Задержанные оказались ребятами из дивизионной разведки. Усталые, в испачканных глиной маскхалатах, они тяжело дышали. Пятого несли на плащ-палатке, он лежал тихо и уже не стонал.
— В поиске были, — сказал старший Мамедову, — когда выходили, на немецкий заслон нарвались. А тут твой часовой чуть не подстрелил.
— Так это на вас фрицы осветительные ракеты пускали? — догадался Карабеков, вспомнив недавнюю перестрелку на передовой.
— На нас, на нас, — отмахнулся старший. — Товарища вот зацепило…
— Как там, у немцев?
— Нормально. Дремать на посту не советую.
— Скажи спасибо, что я вас сперва окликнул! — обиделся Карабеков на несправедливый упрёк. — А мог бы и очередь дать, а потом спрашивать, кто вы такие.
— Ладно, помолчи, парень. Доктора с вами нет?
— Тяжело ранен? — спросил
Мамедов.— Нормально ранен… Может, мы у вас машиной разживёмся до дивизии, а, сержант?
— Не могу, — с откровенным сожалением развёл руками Мамедов. — У комбата надо спросить.
— Далеко он, ваш комбат?
— Да нет, с полкилометра.
— А врач?
— И до врача столько же.
— Далековато…
— Ничего, давайте берите вашего раненого, я вас провожу.
— Нет, сержант, — отказался старший, — ему и так достаточно досталось. Пошли лучше кого-нибудь за доктором.
— Карабеков, беги за Инной, — приказал Мамедов.
— А на посту — кто?
Мамедов подумал.
— Я постою… Или вот что: повара разбуди; он тебя подменит. Не видел, комбат не вернулся из штаба?
— Не видел, — ответил Карабеков и побежал выполнять приказание.
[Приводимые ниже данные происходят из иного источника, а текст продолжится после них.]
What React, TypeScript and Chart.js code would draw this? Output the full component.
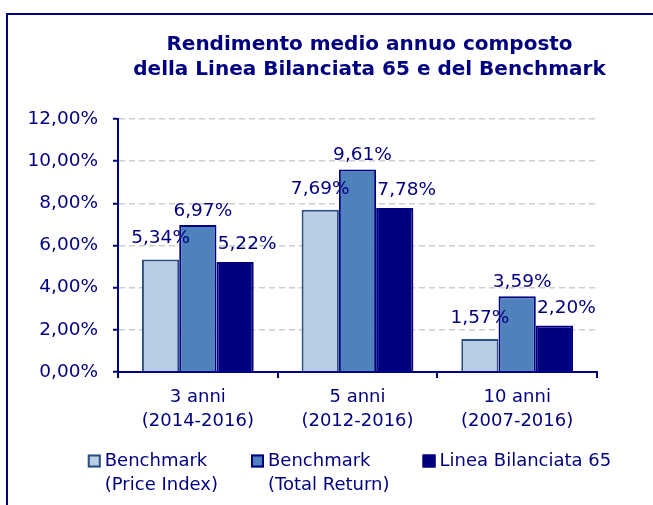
import React, { useEffect, useRef } from 'react';
import { Chart, registerables } from 'chart.js';

Chart.register(...registerables);

const titleLines = ['Rendimento medio annuo composto', 'della Linea Bilanciata 65 e del Benchmark'];
const categories = [
  ['3 anni', '(2014-2016)'],
  ['5 anni', '(2012-2016)'],
  ['10 anni', '(2007-2016)'],
];
const seriesNames = [
  ['Benchmark', '(Price Index)'],
  ['Benchmark', '(Total Return)'],
  ['Linea Bilanciata 65'],
];
const priceIndex = [5.34, 7.69, 1.57];
const totalReturn = [6.97, 9.61, 3.59];
const lineaBilanciata = [5.22, 7.78, 2.2];
const yMin = 0;
const yMax = 12;
const yStep = 2;

const NAVY = '#000080';
const fmt = (v: number) => v.toFixed(2).replace('.', ',') + '%';

const titlePlugin = {
  id: 'customTitle',
  afterDraw(chart: any) {
    const { ctx, chartArea } = chart;
    ctx.save();
    ctx.fillStyle = NAVY;
    ctx.font = 'bold 20px "DejaVu Sans"';
    ctx.textAlign = 'center';
    ctx.textBaseline = 'alphabetic';
    const cx = (chartArea.left + chartArea.right) / 2 + 12;
    titleLines.forEach((t, i) => ctx.fillText(t, cx, 50 + i * 25));
    ctx.restore();
  },
};

const dataLabelPlugin = {
  id: 'dataLabels',
  afterDatasetsDraw(chart: any) {
    const { ctx } = chart;
    ctx.save();
    ctx.fillStyle = NAVY;
    ctx.font = '18.5px "DejaVu Sans"';
    ctx.textAlign = 'center';
    ctx.textBaseline = 'alphabetic';
    chart.data.datasets.forEach((ds: any, di: number) => {
      const meta = chart.getDatasetMeta(di);
      meta.data.forEach((el: any, i: number) => {
        ctx.fillText(fmt(ds.data[i]), el.x + (ds.labelDx || 0), el.y - (ds.labelGap || 10));
      });
    });
    ctx.restore();
  },
};

const legendPlugin = {
  id: 'customLegend',
  afterDraw(chart: any) {
    const { ctx, chartArea } = chart;
    const xScale = chart.scales.x;
    ctx.save();
    ctx.font = '18px "DejaVu Sans"';
    const box = 13;
    const textGap = 4;
    const itemGap = 33;
    const widths = seriesNames.map((lines) => Math.max(...lines.map((l) => ctx.measureText(l).width)) + box + textGap);
    const total = widths.reduce((a, b) => a + b, 0) + itemGap * (widths.length - 1);
    let x = (chartArea.left + chartArea.right) / 2 - 8 - total / 2;
    const y0 = xScale.bottom + 29;
    const lh = 24;
    chart.data.datasets.forEach((ds: any, i: number) => {
      ctx.fillStyle = ds.backgroundColor;
      ctx.fillRect(x, y0 - box / 2, box, box);
      ctx.lineWidth = 2;
      ctx.strokeStyle = ds.borderColor;
      ctx.strokeRect(x + 1, y0 - box / 2 + 1, box - 2, box - 2);
      ctx.fillStyle = NAVY;
      ctx.textAlign = 'left';
      ctx.textBaseline = 'middle';
      seriesNames[i].forEach((line, li) => ctx.fillText(line, x + box + textGap, y0 + li * lh));
      x += widths[i] + itemGap;
    });
    ctx.restore();
  },
};

export default function App() {
  const ref = useRef<HTMLCanvasElement | null>(null);
  useEffect(() => {
    if (!ref.current) return;
    const chart = new Chart(ref.current, {
      type: 'bar',
      data: {
        labels: categories as any,
        datasets: [
          {
            label: seriesNames[0].join(' '),
            data: priceIndex,
            backgroundColor: '#B9CDE5',
            borderColor: '#2A4F80',
            borderWidth: 2,
            labelDx: 0,
            labelGap: 16,
          } as any,
          {
            label: seriesNames[1].join(' '),
            data: totalReturn,
            backgroundColor: '#4F81BD',
            borderColor: NAVY,
            borderWidth: 2,
            labelDx: 5,
            labelGap: 9.5,
          } as any,
          {
            label: seriesNames[2].join(' '),
            data: lineaBilanciata,
            backgroundColor: NAVY,
            borderColor: NAVY,
            borderWidth: 2,
            labelDx: 12,
            labelGap: 13,
          } as any,
        ],
      },
      options: {
        responsive: false,
        animation: false,
        devicePixelRatio: 1,
        layout: { padding: { left: 8, right: 56, top: 119, bottom: 73 } },
        datasets: { bar: { categoryPercentage: 0.7, barPercentage: 1 } },
        plugins: {
          legend: { display: false },
          title: { display: false },
          tooltip: { enabled: false },
        },
        scales: {
          x: {
            afterFit: (s: any) => { s.height = 60; },
            grid: {
              offset: true,
              drawOnChartArea: false,
              drawTicks: true,
              tickLength: 6,
              color: NAVY,
              lineWidth: 2,
            },
            border: { color: NAVY, width: 2 },
            ticks: {
              color: NAVY,
              font: { family: 'DejaVu Sans', size: 18, lineHeight: 1.3 },
              padding: 8,
              maxRotation: 0,
            },
          },
          y: {
            min: yMin,
            max: yMax,
            afterFit: (s: any) => { s.width = 110; },
            grid: {
              color: (c: any) => (c.tick && c.tick.value === 0 ? 'rgba(0,0,0,0)' : '#CDCDCD'),
              lineWidth: 1.5,
              tickColor: NAVY,
              tickLength: 5,
              tickWidth: 2,
            },
            border: { color: NAVY, width: 2, dash: [6, 4] },
            ticks: {
              stepSize: yStep,
              color: NAVY,
              font: { family: 'DejaVu Sans', size: 18.5 },
              padding: 15,
              callback: (v: any) => fmt(Number(v)),
            },
          },
        },
      },
      plugins: [titlePlugin, dataLabelPlugin, legendPlugin],
    });
    return () => chart.destroy();
  }, []);

  return (
    <div style={{ position: 'absolute', left: 0, top: 0, width: 653, height: 505, overflow: 'hidden', background: '#fff' }}>
      <div
        style={{
          position: 'absolute',
          left: 6,
          top: 13,
          width: 645,
          height: 490,
          borderLeft: '2px solid ' + NAVY,
          borderTop: '2px solid ' + NAVY,
        }}
      />
      <canvas ref={ref} width={653} height={505} style={{ position: 'absolute', left: 0, top: 0, display: 'block' }} />
    </div>
  );
}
Так и не пришлось Инне спокойно поспать в эту ночь.
ГЛАВА СЕДЬМАЯ
Утро выдалось унылое, серое. То ли собирался снег, го ли дождь, но сверху моросила неопределённая мелкая изморось. Кроме часового, у орудия никого не было. Батарейцы собрались в полуразрушенном доме и занимались каждый своим: один писал письмо, другой пришивал к гимнастёрке пуговицу, третий чистил автомат, четвёртый, прикорнув в уголке, подрёмывал от скуки, всякий раз приоткрывая щёлочку одного глаза на скрипнувшую дверь.
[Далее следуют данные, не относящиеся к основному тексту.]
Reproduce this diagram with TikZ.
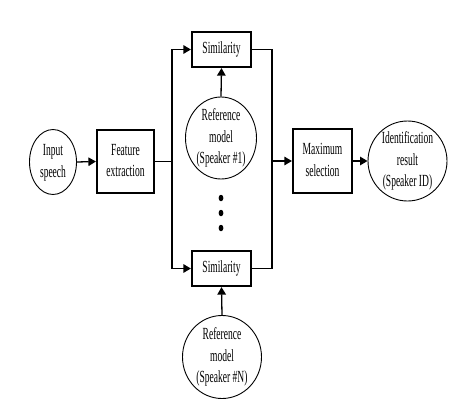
\documentclass[tikz,border=0pt]{standalone}
\usepackage{fontspec}
\setmainfont{Liberation Serif}
\usepackage{graphicx}
\usetikzlibrary{arrows.meta,shapes.geometric}
\newcommand\sqz[1]{\scalebox{0.56}[1]{\begin{tabular}{@{}c@{}}#1\end{tabular}}}
\tikzset{
  boxn/.style={draw, line width=2.2pt, inner sep=0pt},
  circn/.style={draw, ellipse, line width=0.9pt, inner sep=0pt},
  txt/.style={inner sep=0pt, font=\fontsize{17}{21.5}\selectfont},
  conn/.style={line width=1.3pt, -{Triangle[length=7.5pt,width=8.5pt]}},
  wire/.style={line width=1.3pt},
  dotn/.style={fill=black, ellipse, inner sep=0pt, minimum width=4.8pt, minimum height=6.5pt}
}
\begin{document}
\begin{tikzpicture}[x=1pt,y=-1pt]
\fill[white] (0,0) rectangle (474,415);
\useasboundingbox (0,0) rectangle (474,415);
% shapes
\node[circn, minimum width=47pt, minimum height=65pt] (in) at (53,162) {};
\node[txt] (intx) at (in) {\sqz{Input\\speech}};
\node[boxn, minimum width=57pt, minimum height=63pt] (fe) at (125.5,161.5) {};
\node[txt] (fetx) at (fe) {\sqz{Feature\\extraction}};
\node[boxn, minimum width=59pt, minimum height=35pt] (s1) at (221.5,49.5) {};
\node[txt] (s1tx) at (s1) {\sqz{Similarity}};
\node[circn, minimum width=71pt, minimum height=82pt] (r1) at (221,138) {};
\node[txt] (r1tx) at (r1) {\sqz{Reference\\model\\(Speaker \#1)}};
\node[boxn, minimum width=59pt, minimum height=35pt] (sN) at (221.5,268.5) {};
\node[txt] (sNtx) at (sN) {\sqz{Similarity}};
\node[circn, minimum width=79pt, minimum height=83pt] (rN) at (222,357) {};
\node[txt] (rNtx) at (rN) {\sqz{Reference\\model\\(Speaker \#N)}};
\node[boxn, minimum width=59pt, minimum height=64pt] (ms) at (322.5,161) {};
\node[txt] (mstx) at (ms) {\sqz{Maximum\\selection}};
\node[circn, minimum width=79pt, minimum height=80pt] (id) at (407.5,161) {};
\node[txt] (idtx) at (id) {\sqz{Identification\\result\\(Speaker ID)}};
% dots
\node[dotn] (d1) at (221,198) {};
\node[dotn] (d2) at (221,213) {};
\node[dotn] (d3) at (221,228) {};
% connectors
\coordinate (L) at (172,161.5);
\coordinate (R) at (272,161);
\draw[conn] (in.east) -- (fe.west);
\draw[wire] (fe.east) -- (L);
\draw[conn] (L) |- (s1.west);
\draw[conn] (L) |- (sN.west);
\draw[wire] (s1.east) -| (R);
\draw[wire] (sN.east) -| (R);
\draw[conn] (R) -- (ms.west);
\draw[conn] (ms.east) -- (id.west);
\draw[conn] (r1.north) -- (s1.south);
\draw[conn] (rN.north) -- (sN.south);
\end{tikzpicture}
\end{document}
Ромашкин пристроился на колченогом табурете, одну ножку которого заменял поставленный на ребро снарядный ящик, нехотя перебирал клавиши трофейного аккордеона и гнусаво пел, переиначивая по-своему слова песни:
Гудки тревожно загудели, Солдат готов в последний бой, А забулдыгу-кашевара. Несут с разбитой головой.Видно, у Ромашкина были свои причины хаять повара, потому что слова «забулдыгу-кашевара» он произносил с особым выражением.
Вошёл Карабеков, потопал сапогами у порога, сбивая налипшую грязь. Он так и не смог окончательно отвыкнуть от домашней привычки, что в комнату в обуви заходить неприлично.
— Салам, ребята!
— Привет, Шишкин, — отозвался за всех Ромашкин. — Заходи, не топчись, как гусь, не к тёще пришёл. Тут и без тебя уже натоптали, твоя незаметна будет.
— Шишкин, это кто? — полюбопытствовал Карабеков.
— Шишкин — это Карабашкин. В кино ходить надо, темнота.
И Ромашкин снова загнусавил свой бесконечный припев про кашевара.
— Веселее петь надо, — подбодрил его Карабеков. — Не живой ты, что ли?
— На голодное брюхо, Карабек, петь скучно.
— Это верно, — поддержали Ромашкина, — слушать песни тоже веселее, когда сыт… да пьян, да нос в табаке.
— Хорошее слово всегда кстати, — улыбнулся Карабеков, — дайте-ка закурить, братцы.
Ромашкин перестал играть и с любопытством уставился на Карабекова.
— Ну, ты даёшь! Второй день побирается — и глазом не моргнёт!
— Не жадничай, Ромашкин, не жадничай. Такого первоклассного шофёра, как я, уважать надо и угощать. Если у меня уши без курева опухнут, слышать ничего не буду — как твою пушку потащу?
— Ты уж натаскал! Где ложбина, там и сели. На, кури, первоклассный!
— Теперь не сядем, — заверил Карабеков, сворачивая цигарку. — Мне Ганс машину настроил — лучше твоей гармошки мотор играет.
— Во-первых, это не гармошка, а немецкий аккордеон марки «Гогнер», темнота-матушка. Понимать надо.
— А во-вторых, что?
— А во-вторых, не верю я твоему немцу. Он тебе обязательно напортачил что-нибудь в моторе — в самый критический момент подведёт.
— Поживём — увидим, — беззаботно пыхнул дымкой Карабеков и направился к выходу. — Поехал я, братцы.